## Request
Leave out the pictures and copy the remaining records exactly.

## Material to process
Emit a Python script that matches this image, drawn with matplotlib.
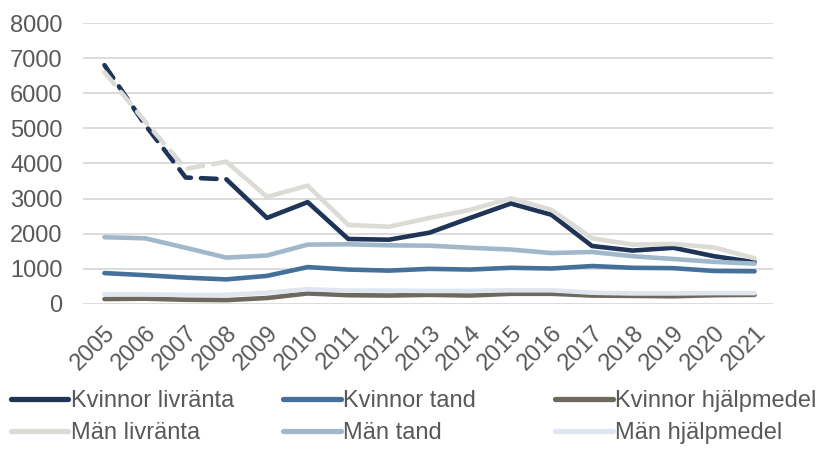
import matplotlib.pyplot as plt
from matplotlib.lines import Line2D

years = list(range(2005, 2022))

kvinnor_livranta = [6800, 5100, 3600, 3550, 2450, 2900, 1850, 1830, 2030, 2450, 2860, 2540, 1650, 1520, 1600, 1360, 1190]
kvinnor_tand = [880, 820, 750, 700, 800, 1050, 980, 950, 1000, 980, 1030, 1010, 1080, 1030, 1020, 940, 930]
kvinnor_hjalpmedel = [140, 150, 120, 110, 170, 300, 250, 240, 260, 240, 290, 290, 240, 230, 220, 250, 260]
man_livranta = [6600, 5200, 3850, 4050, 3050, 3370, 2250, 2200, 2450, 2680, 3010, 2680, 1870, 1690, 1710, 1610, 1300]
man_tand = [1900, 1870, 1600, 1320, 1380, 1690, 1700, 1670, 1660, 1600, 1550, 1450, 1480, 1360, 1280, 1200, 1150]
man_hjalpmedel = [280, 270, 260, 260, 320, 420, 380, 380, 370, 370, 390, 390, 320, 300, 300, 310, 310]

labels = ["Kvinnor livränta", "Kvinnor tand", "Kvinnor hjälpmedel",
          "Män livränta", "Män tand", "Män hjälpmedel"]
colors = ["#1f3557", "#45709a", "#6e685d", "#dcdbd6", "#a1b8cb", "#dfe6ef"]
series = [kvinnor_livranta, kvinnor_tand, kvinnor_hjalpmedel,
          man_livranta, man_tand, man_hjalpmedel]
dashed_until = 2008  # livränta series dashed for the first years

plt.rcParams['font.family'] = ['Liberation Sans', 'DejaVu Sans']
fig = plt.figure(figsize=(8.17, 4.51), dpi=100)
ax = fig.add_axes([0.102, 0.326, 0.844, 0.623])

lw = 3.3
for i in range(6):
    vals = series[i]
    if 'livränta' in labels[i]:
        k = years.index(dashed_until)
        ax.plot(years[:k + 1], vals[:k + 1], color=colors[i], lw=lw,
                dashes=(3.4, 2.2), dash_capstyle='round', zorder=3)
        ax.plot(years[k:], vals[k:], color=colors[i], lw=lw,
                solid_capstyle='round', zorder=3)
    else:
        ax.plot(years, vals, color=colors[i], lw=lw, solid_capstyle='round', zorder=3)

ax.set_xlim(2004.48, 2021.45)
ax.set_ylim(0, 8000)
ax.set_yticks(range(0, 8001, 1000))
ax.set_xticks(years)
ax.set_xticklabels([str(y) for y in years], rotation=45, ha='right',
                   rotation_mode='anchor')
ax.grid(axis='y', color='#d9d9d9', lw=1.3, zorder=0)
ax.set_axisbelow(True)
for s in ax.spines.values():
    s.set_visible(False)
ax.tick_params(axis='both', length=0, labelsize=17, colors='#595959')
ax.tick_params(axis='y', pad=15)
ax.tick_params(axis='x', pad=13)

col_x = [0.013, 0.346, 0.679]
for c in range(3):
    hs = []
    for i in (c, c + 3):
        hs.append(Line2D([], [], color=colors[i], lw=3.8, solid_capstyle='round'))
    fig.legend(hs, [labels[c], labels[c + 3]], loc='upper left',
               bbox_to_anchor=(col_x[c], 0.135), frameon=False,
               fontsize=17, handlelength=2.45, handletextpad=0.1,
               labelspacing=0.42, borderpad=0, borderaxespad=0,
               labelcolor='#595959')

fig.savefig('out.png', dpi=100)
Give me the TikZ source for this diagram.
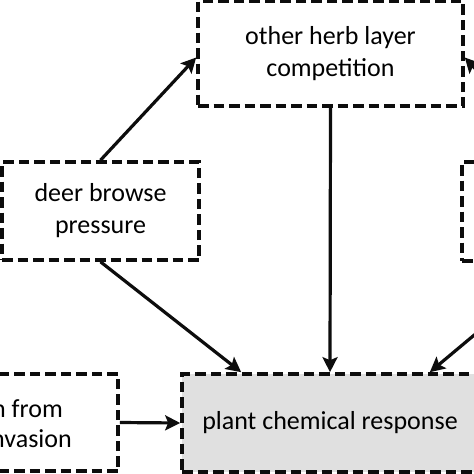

## Response for this exercise
Emit a Python script that matches this image, drawn with matplotlib.
import matplotlib.pyplot as plt
from matplotlib.lines import Line2D

years = list(range(2005, 2022))

kvinnor_livranta = [6800, 5100, 3600, 3550, 2450, 2900, 1850, 1830, 2030, 2450, 2860, 2540, 1650, 1520, 1600, 1360, 1190]
kvinnor_tand = [880, 820, 750, 700, 800, 1050, 980, 950, 1000, 980, 1030, 1010, 1080, 1030, 1020, 940, 930]
kvinnor_hjalpmedel = [140, 150, 120, 110, 170, 300, 250, 240, 260, 240, 290, 290, 240, 230, 220, 250, 260]
man_livranta = [6600, 5200, 3850, 4050, 3050, 3370, 2250, 2200, 2450, 2680, 3010, 2680, 1870, 1690, 1710, 1610, 1300]
man_tand = [1900, 1870, 1600, 1320, 1380, 1690, 1700, 1670, 1660, 1600, 1550, 1450, 1480, 1360, 1280, 1200, 1150]
man_hjalpmedel = [280, 270, 260, 260, 320, 420, 380, 380, 370, 370, 390, 390, 320, 300, 300, 310, 310]

labels = ["Kvinnor livränta", "Kvinnor tand", "Kvinnor hjälpmedel",
          "Män livränta", "Män tand", "Män hjälpmedel"]
colors = ["#1f3557", "#45709a", "#6e685d", "#dcdbd6", "#a1b8cb", "#dfe6ef"]
series = [kvinnor_livranta, kvinnor_tand, kvinnor_hjalpmedel,
          man_livranta, man_tand, man_hjalpmedel]
dashed_until = 2008  # livränta series dashed for the first years

plt.rcParams['font.family'] = ['Liberation Sans', 'DejaVu Sans']
fig = plt.figure(figsize=(8.17, 4.51), dpi=100)
ax = fig.add_axes([0.102, 0.326, 0.844, 0.623])

lw = 3.3
for i in range(6):
    vals = series[i]
    if 'livränta' in labels[i]:
        k = years.index(dashed_until)
        ax.plot(years[:k + 1], vals[:k + 1], color=colors[i], lw=lw,
                dashes=(3.4, 2.2), dash_capstyle='round', zorder=3)
        ax.plot(years[k:], vals[k:], color=colors[i], lw=lw,
                solid_capstyle='round', zorder=3)
    else:
        ax.plot(years, vals, color=colors[i], lw=lw, solid_capstyle='round', zorder=3)

ax.set_xlim(2004.48, 2021.45)
ax.set_ylim(0, 8000)
ax.set_yticks(range(0, 8001, 1000))
ax.set_xticks(years)
ax.set_xticklabels([str(y) for y in years], rotation=45, ha='right',
                   rotation_mode='anchor')
ax.grid(axis='y', color='#d9d9d9', lw=1.3, zorder=0)
ax.set_axisbelow(True)
for s in ax.spines.values():
    s.set_visible(False)
ax.tick_params(axis='both', length=0, labelsize=17, colors='#595959')
ax.tick_params(axis='y', pad=15)
ax.tick_params(axis='x', pad=13)

col_x = [0.013, 0.346, 0.679]
for c in range(3):
    hs = []
    for i in (c, c + 3):
        hs.append(Line2D([], [], color=colors[i], lw=3.8, solid_capstyle='round'))
    fig.legend(hs, [labels[c], labels[c + 3]], loc='upper left',
               bbox_to_anchor=(col_x[c], 0.135), frameon=False,
               fontsize=17, handlelength=2.45, handletextpad=0.1,
               labelspacing=0.42, borderpad=0, borderaxespad=0,
               labelcolor='#595959')

fig.savefig('out.png', dpi=100)
Give me the TikZ source for this diagram.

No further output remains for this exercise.